> [Directive] Scan the data below for the string "that". Copy every line where it appears.

-- BEGIN --

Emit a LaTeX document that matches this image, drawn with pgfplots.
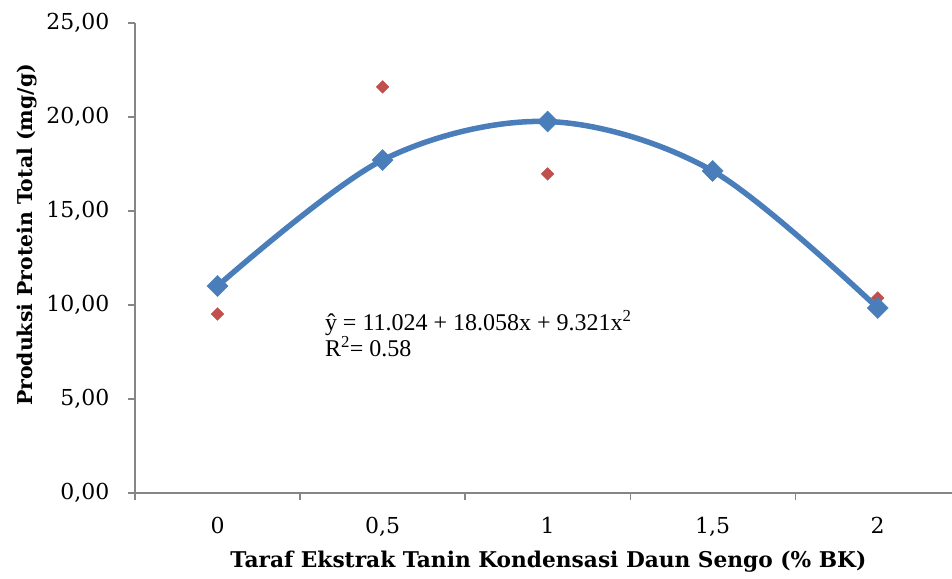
\documentclass[border=0pt]{standalone}
\usepackage{pgfplots}
\pgfplotsset{compat=1.18}
\usepackage{fontspec}
\setmainfont{Liberation Serif}
\newfontfamily\lblfont{DejaVu Serif}
\definecolor{axgray}{RGB}{134,134,134}
\definecolor{sblue}{RGB}{74,126,187}
\definecolor{sred}{RGB}{192,80,77}
\begin{document}
\begin{tikzpicture}
\begin{axis}[
  scale only axis,
  width=817pt, height=470pt,
  xmin=-0.5, xmax=4.45,
  ymin=0, ymax=25,
  axis x line*=bottom, axis y line*=left,
  axis line style={axgray, line width=1.3pt, -},
  xtick={0,1,2,3,4},
  xticklabels={0,{0,5},1,{1,5},2},
  minor xtick={-0.5,0.5,1.5,2.5,3.5},
  x tick style={draw=none},
  minor x tick style={draw=axgray, line width=1.3pt},
  minor tick length=7pt,
  ytick={0,5,...,25},
  y tick style={axgray, line width=1.3pt},
  major tick length=7pt,
  tick align=outside,
  /pgf/number format/assume math mode=true,
  y tick label style={/pgf/number format/fixed, /pgf/number format/fixed zerofill, /pgf/number format/precision=2, /pgf/number format/use comma, font=\lblfont\fontsize{22}{26}\selectfont, xshift=-15pt},
  x tick label style={font=\lblfont\fontsize{22}{26}\selectfont, yshift=-14pt},
  xlabel={\textbf{Taraf Ekstrak Tanin Kondensasi Daun Sengo (\% BK)}},
  ylabel={\textbf{Produksi Protein Total (mg/g)}},
  xlabel style={font=\lblfont\fontsize{21.7}{25}\selectfont, at={(axis description cs:0.506,-0.1468)}, anchor=center},
  ylabel style={font=\lblfont\fontsize{20.4}{24}\selectfont, at={(axis description cs:-0.1322,0.549)}, anchor=center},
  clip=false,
]
\addplot[sred, only marks, mark=square*, mark size=4.5pt, mark options={fill=sred, draw=sred, rotate=45}]
  coordinates {(0,9.52) (1,21.6) (2,16.97) (3,16.92) (4,10.37)};
\addplot[sblue, line width=5.5pt, smooth, tension=0.55, mark=square*, mark size=7.4pt, mark options={fill=sblue, draw=sblue, line width=0.5pt, rotate=45}]
  coordinates {(0,11.01) (1,17.71) (2,19.76) (3,17.13) (4,9.84)};
\node[anchor=north west, align=left, font=\fontsize{24}{26}\selectfont, inner sep=0pt] at (axis cs:0.65,9.75)
  {ŷ = 11.024 + 18.058x + 9.321x\textsuperscript{2}\\R\textsuperscript{2}= 0.58};
\end{axis}
\pgfresetboundingbox
\path[use as bounding box] (-135pt,-85pt) rectangle (817pt,493pt);
\end{tikzpicture}
\end{document}
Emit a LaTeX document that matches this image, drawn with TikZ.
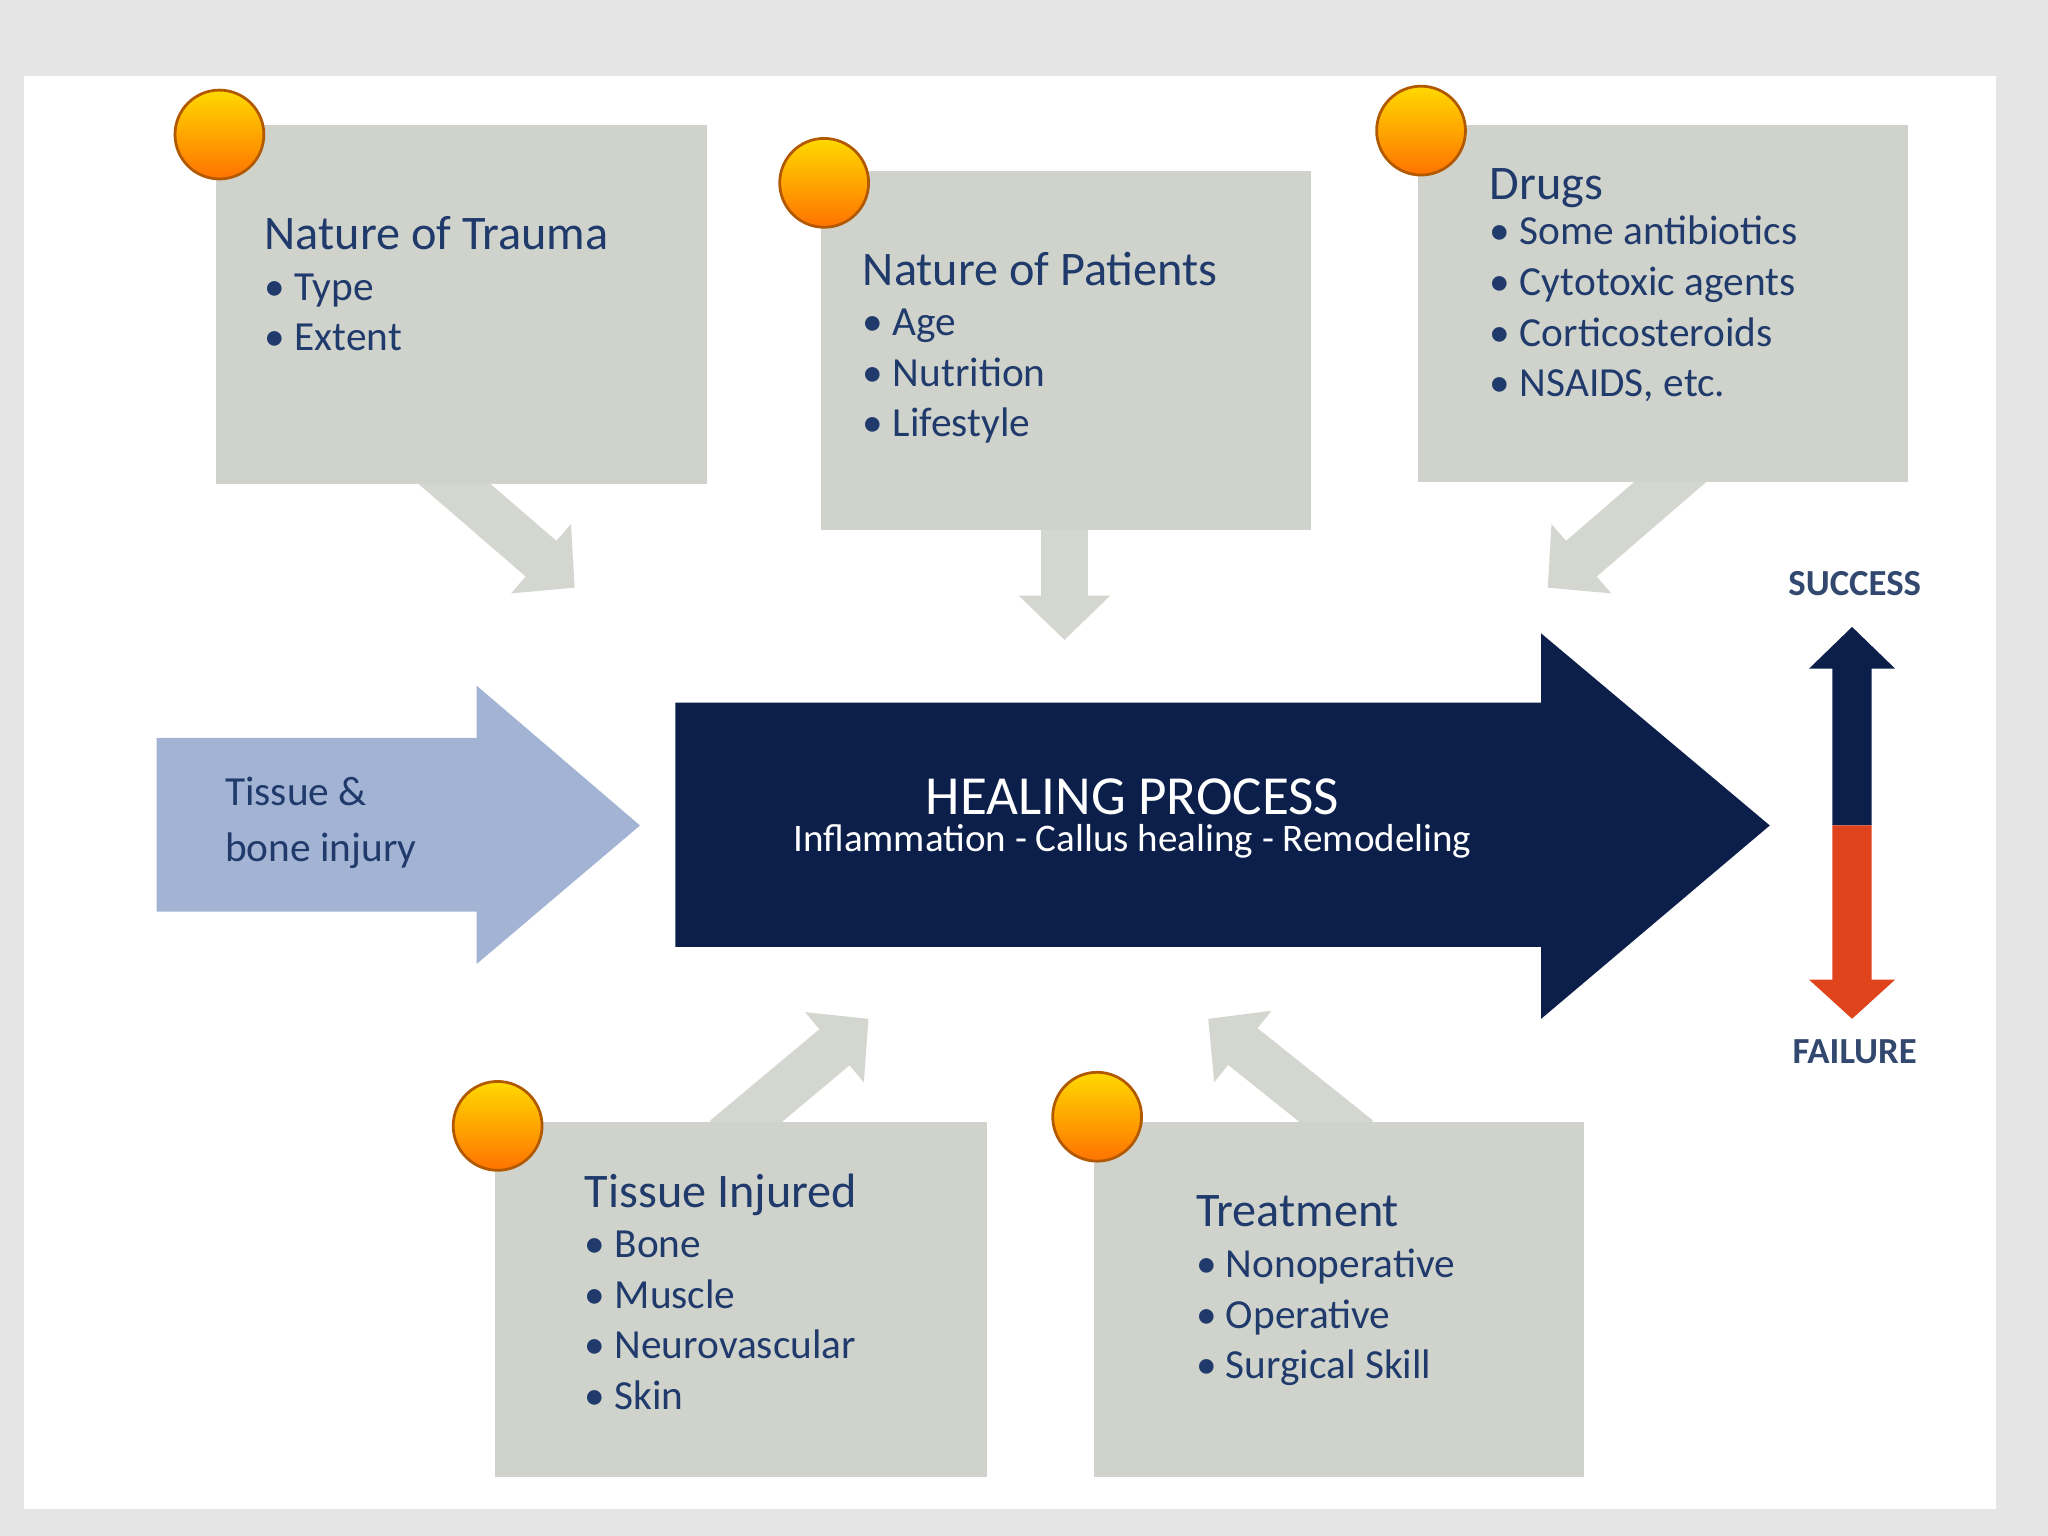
\documentclass[tikz,border=0pt]{standalone}
\usepackage{fontspec}
\setmainfont{Carlito}
\usetikzlibrary{arrows.meta}
\begin{document}
\begin{tikzpicture}[x=0.01cm,y=-0.01cm,
 box/.style={fill=boxg,draw=none},
 ga/.style={draw=arrg,line width=0.36cm,-{Triangle[length=0.34cm,width=0.68cm]}},
 coin/.style={circle,minimum size=0.68cm,inner sep=0,draw=orange!70!black,line width=0.6pt,top color=yellow!70!orange,bottom color=orange!90!red},
 ttl/.style={anchor=north west,align=left,text=tblue,font=\fontsize{10.5}{12}\selectfont,inner sep=0},
 lab/.style={text=tblue!80!gray,font=\bfseries\fontsize{8}{9}\selectfont}]
\definecolor{boxg}{HTML}{CFD3CC}
\definecolor{arrg}{HTML}{D4D6D0}
\definecolor{tblue}{HTML}{1F3A6B}
\definecolor{navy}{HTML}{0C1E4A}
\definecolor{lblue}{HTML}{A3B3D4}
\definecolor{red1}{HTML}{E0441C}
\newcommand{\bsz}{\fontsize{9}{10}\selectfont}
\useasboundingbox (0,0) rectangle (1568,1176);
\fill[gray!20] (0,0) rectangle (1568,1176);
\fill[white] (18,58) rectangle (1528,1155);
% small arrows (under the boxes)
\coordinate (a1) at (440,450); \coordinate (a2) at (815,490); \coordinate (a3) at (1185,450);
\coordinate (a4) at (665,780); \coordinate (a5) at (925,780);
\coordinate (s1) at (330,355); \coordinate (s2) at (815,395); \coordinate (s3) at (1295,355);
\coordinate (s4) at (555,872); \coordinate (s5) at (1040,872);
\draw[ga] (s1) -- (a1);
\draw[ga] (s2) -- (a2);
\draw[ga] (s3) -- (a3);
\draw[ga] (s4) -- (a4);
\draw[ga] (s5) -- (a5);
% boxes
\node[box,inner sep=0,minimum width=3.75cm,minimum height=2.75cm,anchor=north west] (b1) at (165,95) {};
\node[box,inner sep=0,minimum width=3.75cm,minimum height=2.75cm,anchor=north west] (b2) at (628,130) {};
\node[box,inner sep=0,minimum width=3.75cm,minimum height=2.73cm,anchor=north west] (b3) at (1085,95) {};
\node[box,inner sep=0,minimum width=3.77cm,minimum height=2.72cm,anchor=north west] (b4) at (378,858) {};
\node[box,inner sep=0,minimum width=3.75cm,minimum height=2.72cm,anchor=north west] (b5) at (837,858) {};
\node[coin] (c1) at (168,103) {};
\node[coin] (c2) at (631,140) {};
\node[coin] (c3) at (1088,100) {};
\node[coin] (c4) at (381,862) {};
\node[coin] (c5) at (840,855) {};
\node[ttl] (t1) at (202,165) {Nature of Trauma\\[-1pt]\bsz • Type\\[-1pt]\bsz • Extent};
\node[ttl] (t2) at (660,192) {Nature of Patients\\[-1pt]\bsz • Age\\[-1pt]\bsz • Nutrition\\[-1pt]\bsz • Lifestyle};
\node[ttl] (t3) at (1140,128) {Drugs\\[-2pt]\bsz • Some antibiotics\\[-1pt]\bsz • Cytotoxic agents\\[-1pt]\bsz • Corticosteroids\\[-1pt]\bsz • NSAIDS, etc.};
\node[ttl] (t4) at (447,898) {Tissue Injured\\[-1pt]\bsz • Bone\\[-1pt]\bsz • Muscle\\[-1pt]\bsz • Neurovascular\\[-1pt]\bsz • Skin};
\node[ttl] (t5) at (915,915) {Treatment\\[-1pt]\bsz • Nonoperative\\[-1pt]\bsz • Operative\\[-1pt]\bsz • Surgical Skill};
% big arrows
\fill[lblue] (120,565) -- (365,565) -- (365,525) -- (490,632) -- (365,738) -- (365,698) -- (120,698) -- cycle;
\node[text=tblue,align=left,anchor=west,font=\fontsize{9}{12}\selectfont] (inj) at (160,630) {Tissue \&\\bone injury};
\fill[navy] (517,538) -- (1180,538) -- (1180,485) -- (1355,632) -- (1180,780) -- (1180,725) -- (517,725) -- cycle;
\node[text=white,font=\fontsize{12}{14}\selectfont,inner sep=0] (hp) at (867,610) {HEALING PROCESS};
\node[text=white,font=\fontsize{8.5}{10}\selectfont,inner sep=0] (hs) at (867,644) {Inflammation - Callus healing - Remodeling};
% success/failure
\fill[navy] (1403,632) -- (1403,512) -- (1385,512) -- (1418,480) -- (1451,512) -- (1433,512) -- (1433,632) -- cycle;
\fill[red1] (1403,632) -- (1403,750) -- (1385,750) -- (1418,780) -- (1451,750) -- (1433,750) -- (1433,632) -- cycle;
\node[lab] (s) at (1420,447) {SUCCESS};
\node[lab] (f) at (1420,805) {FAILURE};
\end{tikzpicture}
\end{document}
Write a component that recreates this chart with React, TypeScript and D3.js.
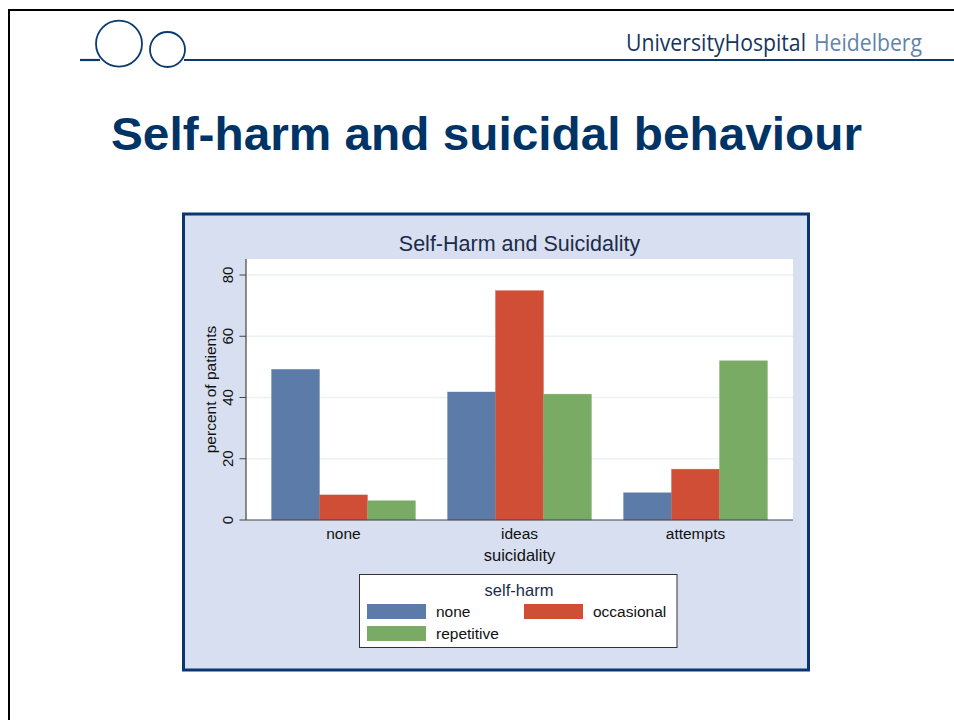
import React from "react";
import * as d3 from "d3";

const categories = ["none", "ideas", "attempts"];
const seriesNames = ["none", "occasional", "repetitive"];
const selfHarmNone = [49.2, 41.8, 8.9];
const selfHarmOccasional = [8.2, 74.9, 16.6];
const selfHarmRepetitive = [6.3, 41.1, 52.0];
const seriesColors = ["#5c7ba8", "#d04e36", "#7aab64"];
const yTicks = [0, 20, 40, 60, 80];

const chartTitle = "Self-Harm and Suicidality";
const yLabel = "percent of patients";
const xLabel = "suicidality";
const legendTitle = "self-harm";

const FONT = "'Liberation Sans', Arial, Helvetica, sans-serif";

export default function App() {
  const seriesValues = [selfHarmNone, selfHarmOccasional, selfHarmRepetitive];
  const plotL = 246, plotR = 793, plotT = 259, plotB = 520;

  const x0 = d3.scaleBand<string>().domain(categories).range([plotL, plotR]).paddingInner(0.182).paddingOuter(0.145);
  const x1 = d3.scaleBand<string>().domain(seriesNames).range([0, x0.bandwidth()]).padding(0);
  const y = d3.scaleLinear().domain([0, 80]).range([plotB, 275]);

  const bars: { x: number; y: number; w: number; h: number; c: string; k: string }[] = [];
  categories.forEach((cat, ci) => {
    seriesNames.forEach((s, si) => {
      const v = seriesValues[si][ci];
      bars.push({
        x: (x0(cat) ?? 0) + (x1(s) ?? 0),
        y: y(v),
        w: x1.bandwidth(),
        h: y(0) - y(v),
        c: seriesColors[si],
        k: cat + "-" + s,
      });
    });
  });

  const navy = "#0d3a6e";

  const legendCols = [367, 524];
  const legendRows = [604, 626];

  return (
    <svg width={954} height={720} style={{ position: "absolute", left: 0, top: 0, display: "block", background: "#fff" }} fontFamily={FONT}>
      <rect x={0} y={0} width={954} height={720} fill="#fff" />
      {/* page frame */}
      <line x1={8} y1={10} x2={954} y2={10} stroke="#000" strokeWidth={2} />
      <line x1={9} y1={10} x2={9} y2={720} stroke="#000" strokeWidth={2} />

      {/* header logo */}
      <line x1={80} y1={60} x2={100} y2={60} stroke={navy} strokeWidth={2.2} />
      <line x1={184} y1={60} x2={954} y2={60} stroke={navy} strokeWidth={2.2} />
      <circle cx={119} cy={43.7} r={23} fill="#fff" stroke={navy} strokeWidth={1.8} />
      <circle cx={167.5} cy={49.5} r={17.5} fill="#fff" stroke={navy} strokeWidth={1.8} />
      <text x={626} y={51} fontSize={23} fontFamily="'Open Sans', 'DejaVu Sans', sans-serif">
        <tspan fill="#17345f" textLength={180} lengthAdjust="spacingAndGlyphs">UniversityHospital</tspan>
        <tspan x={814} fill="#6283ab" textLength={108} lengthAdjust="spacingAndGlyphs">Heidelberg</tspan>
      </text>

      {/* slide title */}
      <text x={111} y={150} fontSize={47} fontWeight="bold" fill="#003366" textLength={751} lengthAdjust="spacingAndGlyphs">Self-harm and suicidal behaviour</text>

      {/* chart panel */}
      <rect x={183.5} y={214} width={625} height={456} fill="#d7dff0" stroke="#0b3770" strokeWidth={3} />
      <text x={519.5} y={251} fontSize={21.5} fill="#1c2b4a" textAnchor="middle">{chartTitle}</text>

      {/* plot region */}
      <rect x={plotL} y={plotT} width={plotR - plotL} height={plotB - plotT} fill="#fff" />
      {yTicks.filter((t) => t > 0).map((t) => (
        <line key={"g" + t} x1={plotL} x2={plotR} y1={y(t)} y2={y(t)} stroke="#eaf2f3" strokeWidth={1.5} />
      ))}
      {bars.map((b) => (
        <rect key={b.k} x={b.x} y={b.y} width={b.w} height={b.h} fill={b.c} stroke={b.c} strokeOpacity={0.5} strokeWidth={0.6} />
      ))}
      {/* axes */}
      <line x1={plotL} x2={plotR} y1={plotB} y2={plotB} stroke="#444" strokeWidth={1.2} />
      <line x1={plotL} x2={plotL} y1={plotT} y2={plotB} stroke="#444" strokeWidth={1.2} />
      {yTicks.map((t) => (
        <g key={"t" + t}>
          <line x1={plotL - 6.5} x2={plotL} y1={y(t)} y2={y(t)} stroke="#444" strokeWidth={1} />
          <text transform={`translate(233,${y(t)}) rotate(-90)`} fontSize={15} textAnchor="middle" fill="#111">{t}</text>
        </g>
      ))}
      <text transform={`translate(215.5,${(plotT + plotB) / 2}) rotate(-90)`} fontSize={15.5} textAnchor="middle" fill="#111">{yLabel}</text>
      {categories.map((c) => (
        <text key={"c" + c} x={(x0(c) ?? 0) + x0.bandwidth() / 2} y={538.5} fontSize={15.5} textAnchor="middle" fill="#111">{c}</text>
      ))}
      <text x={519.5} y={561} fontSize={16.5} textAnchor="middle" fill="#111">{xLabel}</text>

      {/* legend */}
      <rect x={359.5} y={574.5} width={317.5} height={73} fill="#fff" stroke="#333" strokeWidth={1} />
      <text x={519} y={596} fontSize={16.5} textAnchor="middle" fill="#1c2b4a">{legendTitle}</text>
      {seriesNames.map((s, i) => {
        const cx = legendCols[i % 2];
        const ry = legendRows[Math.floor(i / 2)];
        return (
          <g key={"l" + s}>
            <rect x={cx} y={ry} width={59} height={15} fill={seriesColors[i]} />
            <text x={cx + 69} y={ry + 13} fontSize={15.5} fill="#111">{s}</text>
          </g>
        );
      })}
    </svg>
  );
}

-- END --

> [Full solution]
Emit a LaTeX document that matches this image, drawn with pgfplots.
Emit a LaTeX document that matches this image, drawn with TikZ.
Write a component that recreates this chart with React, TypeScript and D3.js.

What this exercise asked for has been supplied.